Substantive Fairness
In determining substantive fairness, the court utilized the factors established in City of Detroit v. Grinnell Corp., which emphasize the complexity, expense, and likely duration of litigation, as well as the reaction of the class members to the settlement. The court noted that federal antitrust cases are often complex and costly, and that this litigation had already involved years of extensive legal work. It also observed that the response from class members was largely positive, with only a few objections raised regarding the allocation of settlement funds. The court pointed out that the objections had been addressed effectively by the plaintiffs, further supporting the fairness of the settlement. Thus, the court found that the substantive aspects of the settlements were reasonable given the potential risks and the overall circumstances of the case.
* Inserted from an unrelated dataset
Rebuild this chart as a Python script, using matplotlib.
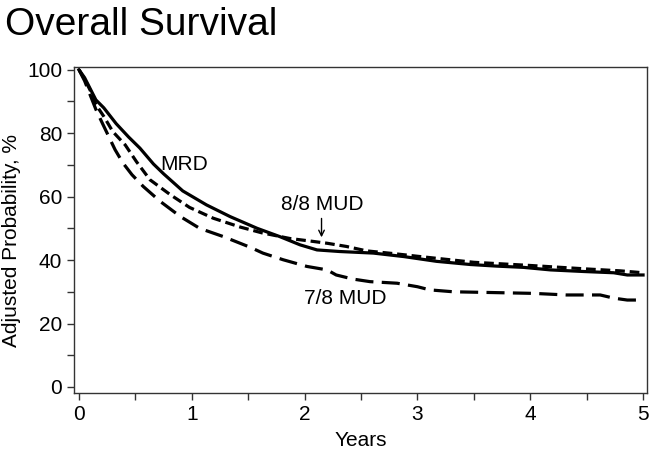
import numpy as np
import matplotlib
matplotlib.use("Agg")
import matplotlib.pyplot as plt
from matplotlib.ticker import MultipleLocator

plt.rcParams['font.family'] = ['Liberation Sans', 'DejaVu Sans']
plt.rcParams['lines.scale_dashes'] = False

# adjusted survival curves (years, %)
mrd_t = [0, 0.05, 0.1, 0.15, 0.22, 0.33, 0.44, 0.54, 0.66, 0.75, 0.92, 1.13, 1.34, 1.58,
         1.78, 1.96, 2.11, 2.31, 2.61, 2.88, 3.17, 3.47, 3.70, 3.94, 4.18, 4.47, 4.74, 4.86, 5.0]
mrd_s = [100, 97.5, 94, 90.5, 88, 83, 78.8, 75.3, 70.3, 67.2, 61.8, 57.4, 53.7, 50,
         47.4, 44.8, 43.2, 42.7, 42.2, 41.1, 39.6, 38.6, 38.1, 37.7, 36.9, 36.4, 36.0, 35.3, 35.3]
mud8_t = [0, 0.05, 0.1, 0.15, 0.22, 0.30, 0.41, 0.51, 0.63, 0.81, 0.98, 1.19, 1.43, 1.62, 1.87,
          2.05, 2.2, 2.37, 2.55, 2.8, 3.0, 3.5, 4.0, 4.5, 4.8, 5.0]
mud8_s = [100, 97, 93.5, 89, 85.3, 80.5, 76.3, 71, 65.3, 60.6, 56.6, 53.2, 50.4, 48.6, 46.8,
          46.0, 45.3, 44.3, 42.9, 42.0, 41.2, 39.3, 38.3, 37.2, 36.6, 36.0]
mud7_t = [0, 0.05, 0.1, 0.15, 0.2, 0.27, 0.32, 0.39, 0.47, 0.57, 0.72, 0.9, 1.07, 1.28, 1.52,
          1.63, 1.81, 2.02, 2.2, 2.28, 2.43, 2.58, 2.82, 3.0, 3.11, 3.32, 3.61,
          4.03, 4.32, 4.62, 4.74, 4.86, 5.0]
mud7_s = [100, 96.5, 92, 87.5, 83.7, 78.5, 74.8, 70.6, 66.9, 63.2, 58.5, 53.7, 50, 47.4, 44.0,
          42.2, 40.1, 38, 36.9, 35.3, 34, 33.2, 32.7, 31.6, 30.6, 30, 29.8,
          29.5, 29, 29, 28, 27.4, 27.4]

fig = plt.figure(figsize=(6.52, 4.53), dpi=100)
ax = fig.add_axes([0.1135, 0.1325, 0.992 - 0.1135, 0.853 - 0.1325])

ax.plot(mrd_t, mrd_s, color='black', lw=2.3, solid_joinstyle='round')
ax.plot(mud8_t, mud8_s, color='black', lw=2.3, dashes=(7, 3.5))
ax.plot(mud7_t, mud7_s, color='black', lw=2.3, dashes=(13, 6))

ax.text(0.72, 70, 'MRD', fontsize=15, va='center', ha='left')
ax.text(2.16, 57.4, '8/8 MUD', fontsize=15, va='center', ha='center')
ax.annotate('', xy=(2.15, 46.3), xytext=(2.15, 54.0),
            arrowprops=dict(arrowstyle='->', lw=1, color='black'))
ax.text(2.36, 28, '7/8 MUD', fontsize=15, va='center', ha='center')

ax.set_xlim(-0.044, 5.033)
ax.set_ylim(-1.9, 101.0)
ax.xaxis.set_major_locator(MultipleLocator(1))
ax.xaxis.set_minor_locator(MultipleLocator(0.5))
ax.yaxis.set_major_locator(MultipleLocator(20))
ax.yaxis.set_minor_locator(MultipleLocator(10))
ax.tick_params(which='both', direction='out', length=5, width=1, color='#333333',
               labelsize=15)
for s in ax.spines.values():
    s.set_color('#333333')
    s.set_linewidth(1)

ax.set_xlabel('Years', fontsize=15, labelpad=5)
fig.text(0.018, 0.47, 'Adjusted Probability, %', rotation=90, fontsize=15,
         ha='center', va='center')
fig.text(0.008, 1 - 35 / 453, 'Overall Survival', fontsize=28, va='baseline')

fig.savefig('out.png', dpi=100)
Allocation Plans and Cy Pres Distribution
The court evaluated the allocation plans for distributing the settlement funds, particularly for the Indirect Purchaser Damages Settlement Class, which raised concerns among some class members. The court acknowledged that direct cash distribution to millions of potential class members would be impractical, as many may not have retained purchase documentation. Consequently, the court accepted the proposed cy pres distribution to charitable organizations, which would allow for more effective use of the settlement funds. The court emphasized that this approach would serve the interests of the class by ensuring that the funds were used for the benefit of the affected community rather than remaining unallocated. Ultimately, the court ruled that the allocation plan was reasonable and appropriate given the circumstances surrounding the case.
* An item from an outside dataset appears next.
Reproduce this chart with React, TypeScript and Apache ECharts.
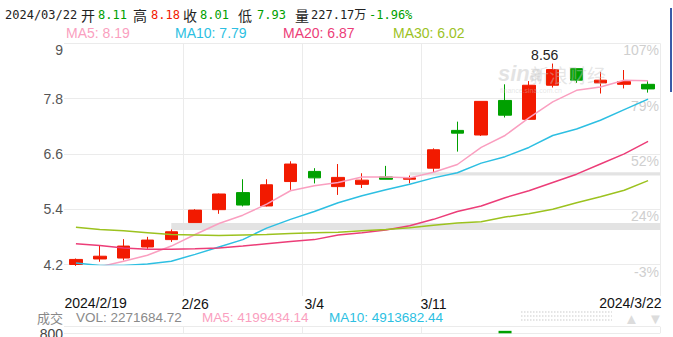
import React, { useEffect, useRef } from 'react';
import * as echarts from 'echarts';

const dates = ['2024/2/19','2024/2/20','2024/2/21','2024/2/22','2024/2/23','2024/2/26','2024/2/27','2024/2/28','2024/2/29','2024/3/1','2024/3/4','2024/3/5','2024/3/6','2024/3/7','2024/3/8','2024/3/11','2024/3/12','2024/3/13','2024/3/14','2024/3/15','2024/3/18','2024/3/19','2024/3/20','2024/3/21','2024/3/22'];
const openP  = [4.20,4.32,4.34,4.58,4.74,5.11,5.39,5.76,5.47,6.00,6.22,5.89,5.94,6.10,6.05,6.29,7.11,7.01,7.76,7.35,8.09,8.45,8.14,8.11,8.11];
const closeP = [4.31,4.38,4.60,4.73,4.91,5.38,5.73,5.49,5.93,6.38,6.08,6.09,6.03,6.05,6.08,6.69,7.05,7.74,7.44,8.09,8.43,8.20,8.20,8.17,8.01];
const lowP   = [4.17,4.26,4.29,4.54,4.69,5.11,5.30,5.46,5.46,5.82,5.96,5.71,5.86,6.05,5.96,6.20,6.65,6.99,7.39,7.35,8.04,8.14,7.91,8.02,7.93];
const highP  = [4.33,4.62,4.75,4.80,4.96,5.40,5.74,6.05,6.05,6.44,6.29,6.38,6.18,6.34,6.13,6.72,7.30,7.74,8.11,8.18,8.56,8.45,8.38,8.42,8.18];
const ma5  = [4.03,4.15,4.27,4.40,4.60,4.85,5.09,5.27,5.51,5.80,5.91,5.98,6.10,6.10,6.08,6.20,6.37,6.74,7.00,7.38,7.73,7.98,8.05,8.20,8.19];
const ma10 = [4.23,4.18,4.18,4.21,4.27,4.42,4.58,4.74,4.99,5.18,5.35,5.54,5.69,5.82,5.94,6.08,6.19,6.40,6.54,6.74,7.00,7.14,7.33,7.56,7.79];
const ma20 = [4.65,4.61,4.56,4.53,4.53,4.54,4.56,4.60,4.65,4.70,4.74,4.84,4.89,4.95,5.04,5.18,5.35,5.47,5.65,5.80,5.98,6.16,6.38,6.60,6.87];
const ma30 = [5.01,4.96,4.93,4.89,4.85,4.84,4.83,4.84,4.85,4.87,4.89,4.90,4.93,4.96,5.00,5.05,5.10,5.13,5.23,5.30,5.40,5.54,5.67,5.81,6.02];
const volumes = [1800000,2100000,2600000,2300000,3000000,4200000,3800000,4500000,4100000,4800000,3900000,3600000,3000000,2800000,2700000,4200000,5600000,6200000,7500000,4640000,5200000,4300000,4800000,4425000,2271684.72];
const volMA5 = 4199434.14;
const volMA10 = 4913682.44;
const prevClose = 8.17;
const priceTicks = ['4.2','5.4','6.6','7.8','9'];
const pctTicks = ['-3%','24%','52%','79%','107%'];
const volTicks = ['', '800'];
// grey bands: [start category index, upper price, lower price]
const bands: [number, number, number][] = [[4, 5.10, 4.95], [14, 6.20, 6.13]];

const RED = '#f21a00';
const GREEN = '#00a000';
const C5 = '#fa9fc0';
const C10 = '#2dbfe2';
const C20 = '#ec3d78';
const C30 = '#9cc21f';
const GRID = '#ebebeb';
const SANS = '"Liberation Sans", Arial, sans-serif';
const MONO = '"DejaVu Sans Mono", "Noto Sans CJK SC", monospace';
const CJK = '"Noto Sans CJK SC", sans-serif';

export default function App() {
  const ref = useRef<HTMLDivElement>(null);
  useEffect(() => {
    const chart = echarts.init(ref.current!, null, { renderer: 'svg' });
    const n = dates.length;
    const last = n - 1;
    const o = openP[last], h = highP[last], c = closeP[last], l = lowP[last];
    const pct = ((c - prevClose) / prevClose) * 100;
    const colOf = (v: number, ref0: number) => (v > ref0 ? RED : v < ref0 ? GREEN : '#222');
    let hiIdx = 0, loIdx = 0;
    highP.forEach((v, i) => { if (v > highP[hiIdx]) hiIdx = i; });
    lowP.forEach((v, i) => { if (v < lowP[loIdx]) loIdx = i; });
    const weekIdx = (i: number) => i === 5 || i === 10 || i === 15;
    const shortDate = (s: string) => s.split('/').slice(1).join('/');

    const txt = (x: number, y: number, text: string, fill: string, fontSize: number, fontFamily: string, align = 'left', extra: any = {}) => ({
      type: 'text', x, y, silent: true, z: 100,
      style: { text, fill, fontSize, fontFamily, align, verticalAlign: 'middle', ...extra },
    });

    const header = [
      txt(5, 15, '2024/03/22', '#222', 12, MONO),
      txt(81, 15, '开', '#222', 14, CJK),
      txt(98, 15, o.toFixed(2), colOf(o, prevClose), 12, MONO),
      txt(133, 15, '高', '#222', 14, CJK),
      txt(151, 15, h.toFixed(2), colOf(h, prevClose), 12, MONO),
      txt(183, 15, '收', '#222', 14, CJK),
      txt(200, 15, c.toFixed(2), colOf(c, prevClose), 12, MONO),
      txt(238, 15, '低', '#222', 14, CJK),
      txt(257, 15, l.toFixed(2), colOf(l, prevClose), 12, MONO),
      txt(295, 15, '量', '#222', 14, CJK),
      txt(311, 15, (volumes[last] / 10000).toFixed(2) + '万', '#222', 12, MONO),
      txt(369, 15, pct.toFixed(2) + '%', colOf(c, prevClose), 12, MONO),
      txt(66, 33, 'MA5: ' + ma5[last].toFixed(2), C5, 14, SANS),
      txt(175, 33, 'MA10: ' + ma10[last].toFixed(2), C10, 14, SANS),
      txt(283, 33, 'MA20: ' + ma20[last].toFixed(2), C20, 14, SANS),
      txt(393, 33, 'MA30: ' + ma30[last].toFixed(2), C30, 14, SANS),
      txt(64.5, 303, dates[0], '#111', 14, SANS),
      txt(661.5, 303, dates[last], '#111', 14, SANS, 'right'),
      txt(37, 317, '成交', '#888', 13, CJK),
      txt(76, 317, 'VOL: ' + volumes[last].toFixed(2), '#8a8a8a', 13.5, SANS),
      txt(202, 317, 'MA5: ' + volMA5.toFixed(2), C5, 13.5, SANS),
      txt(329, 317, 'MA10: ' + volMA10.toFixed(2), C10, 13.5, SANS),
      txt(624, 318, '▲', '#dcdcdc', 15, SANS),
      txt(648, 318, '▼', '#dcdcdc', 15, SANS),
      txt(498, 73, 'sina', 'rgba(200,200,200,0.5)', 22, SANS, 'left', { fontStyle: 'italic', fontWeight: 'bold' }),
      txt(530, 74, '新浪财经', 'rgba(200,200,200,0.45)', 19, CJK),
      txt(500, 90, 'finance.sina.com.cn', 'rgba(200,200,200,0.45)', 7, SANS),
      { type: 'rect', silent: true, z: 100, shape: { x: 670, y: 8, width: 2, height: 84 }, style: { fill: '#3a5ba8' } },
      ...[312, 316, 320].map((y) => ({
        type: 'line', silent: true, z: 100,
        shape: { x1: 521, y1: y, x2: 612, y2: y },
        style: { stroke: '#dddddd', lineWidth: 1.5, lineDash: [1.5, 1.5] },
      })),
    ];

    const maSeries = (name: string, data: number[], color: string) => ({
      name, type: 'line', xAxisIndex: 0, yAxisIndex: 0, data, showSymbol: false, symbol: 'none',
      lineStyle: { color, width: 1.5 }, itemStyle: { color }, z: 3, silent: true,
    });

    const option: any = {
      animation: false,
      grid: [
        { left: 64, right: 13, top: 43.3, height: 221.2 },
        { left: 64, right: 13, top: 43.3, height: 252.7 },
        { left: 64, right: 13, top: 326.7, bottom: 0 },
      ],
      xAxis: [
        { type: 'category', gridIndex: 0, data: dates, boundaryGap: true, axisLine: { show: false }, axisTick: { show: false }, axisLabel: { show: false }, splitLine: { show: false } },
        {
          type: 'category', gridIndex: 1, data: dates, boundaryGap: true, axisLine: { show: false }, axisTick: { show: false },
          axisLabel: { interval: (i: number) => weekIdx(i), formatter: (v: string) => shortDate(v), margin: 1, fontSize: 14, color: '#111', fontFamily: SANS },
          splitLine: { show: true, interval: (i: number) => weekIdx(i), lineStyle: { color: GRID, width: 1 } },
        },
        {
          type: 'category', gridIndex: 2, data: dates, boundaryGap: true, axisLine: { show: false }, axisTick: { show: false }, axisLabel: { show: false },
          splitLine: { show: true, interval: (i: number) => weekIdx(i), lineStyle: { color: GRID, width: 1 } },
        },
      ],
      yAxis: [
        {
          type: 'value', gridIndex: 0, position: 'left', min: 4.2, max: 9, interval: 1.2, scale: true,
          axisLine: { show: false }, axisTick: { show: false },
          axisLabel: { margin: 1, fontSize: 14, color: '#555', fontFamily: SANS, verticalAlignMaxLabel: 'top', formatter: (_v: number, i: number) => priceTicks[i] },
          splitLine: { show: true, lineStyle: { color: GRID, width: 1 } },
        },
        {
          type: 'value', gridIndex: 0, position: 'right', min: 4.2, max: 9, interval: 1.2, scale: true,
          axisLine: { show: false }, axisTick: { show: false }, splitLine: { show: false },
          axisLabel: { inside: true, margin: 1, fontSize: 14, color: '#cfcfcf', fontFamily: SANS, verticalAlign: 'top', formatter: (_v: number, i: number) => pctTicks[i] },
        },
        { type: 'value', gridIndex: 1, show: false, min: 0, max: 1 },
        {
          type: 'value', gridIndex: 2, min: 7200000, max: 8000000, interval: 800000, scale: true,
          axisLine: { show: false }, axisTick: { show: false },
          axisLabel: { margin: 1, fontSize: 14, color: '#444', fontFamily: SANS, verticalAlign: 'top', showMinLabel: false, formatter: (_v: number, i: number) => volTicks[i] },
          splitLine: { show: true, lineStyle: { color: GRID, width: 1 } },
        },
      ],
      series: [
        {
          type: 'candlestick', xAxisIndex: 0, yAxisIndex: 0, silent: true, barWidth: 13,
          data: dates.map((_, i) => [openP[i], closeP[i], lowP[i], highP[i]]),
          itemStyle: { color: RED, color0: GREEN, borderColor: RED, borderColor0: GREEN, borderWidth: 1 },
          markArea: {
            silent: true,
            itemStyle: { color: '#e3e3e3', opacity: 1 },
            data: bands.map(([idx, top, bottom]) => [{ xAxis: dates[idx], yAxis: top }, { yAxis: bottom }]),
          },
          markPoint: {
            silent: true, symbol: 'circle', symbolSize: 1, itemStyle: { color: 'rgba(0,0,0,0)' },
            label: { show: true, position: 'inside', color: '#222', fontSize: 14, fontFamily: SANS, formatter: (p: any) => p.value.toFixed(2) },
            data: [
              { coord: [dates[hiIdx], highP[hiIdx]], value: highP[hiIdx], label: { offset: [-8, -9] } },
              { coord: [dates[loIdx], lowP[loIdx]], value: lowP[loIdx], label: { offset: [25, 10] } },
            ],
          },
        },
        maSeries('MA5', ma5, C5),
        maSeries('MA10', ma10, C10),
        maSeries('MA20', ma20, C20),
        maSeries('MA30', ma30, C30),
        {
          type: 'bar', xAxisIndex: 2, yAxisIndex: 3, silent: true, barWidth: 13, clip: true,
          data: volumes.map((v, i) => ({ value: v, itemStyle: { color: closeP[i] >= openP[i] ? RED : GREEN } })),
        },
      ],
      graphic: header,
    };
    chart.setOption(option);
    return () => chart.dispose();
  }, []);
  return <div ref={ref} style={{ position: 'fixed', left: 0, top: 0, width: 673, height: 337, background: '#fff' }} />;
}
Adequacy of Notice to Class Members
The court assessed the adequacy of the notice provided to class members regarding the settlements. It found that the notice process was comprehensive, including mailings to potential members, publications in various media outlets, and the establishment of a dedicated website for settlement information. The court noted that the notice effectively described the substance of the action, the rights of class members, and the procedures for opting out or objecting to the settlements. Although some objections were raised regarding the lack of identified cy pres recipients, the court maintained that the notice met the necessary legal standards and adequately informed class members of their rights. As a result, the court concluded that the notice provided was sufficient and appropriate under the circumstances.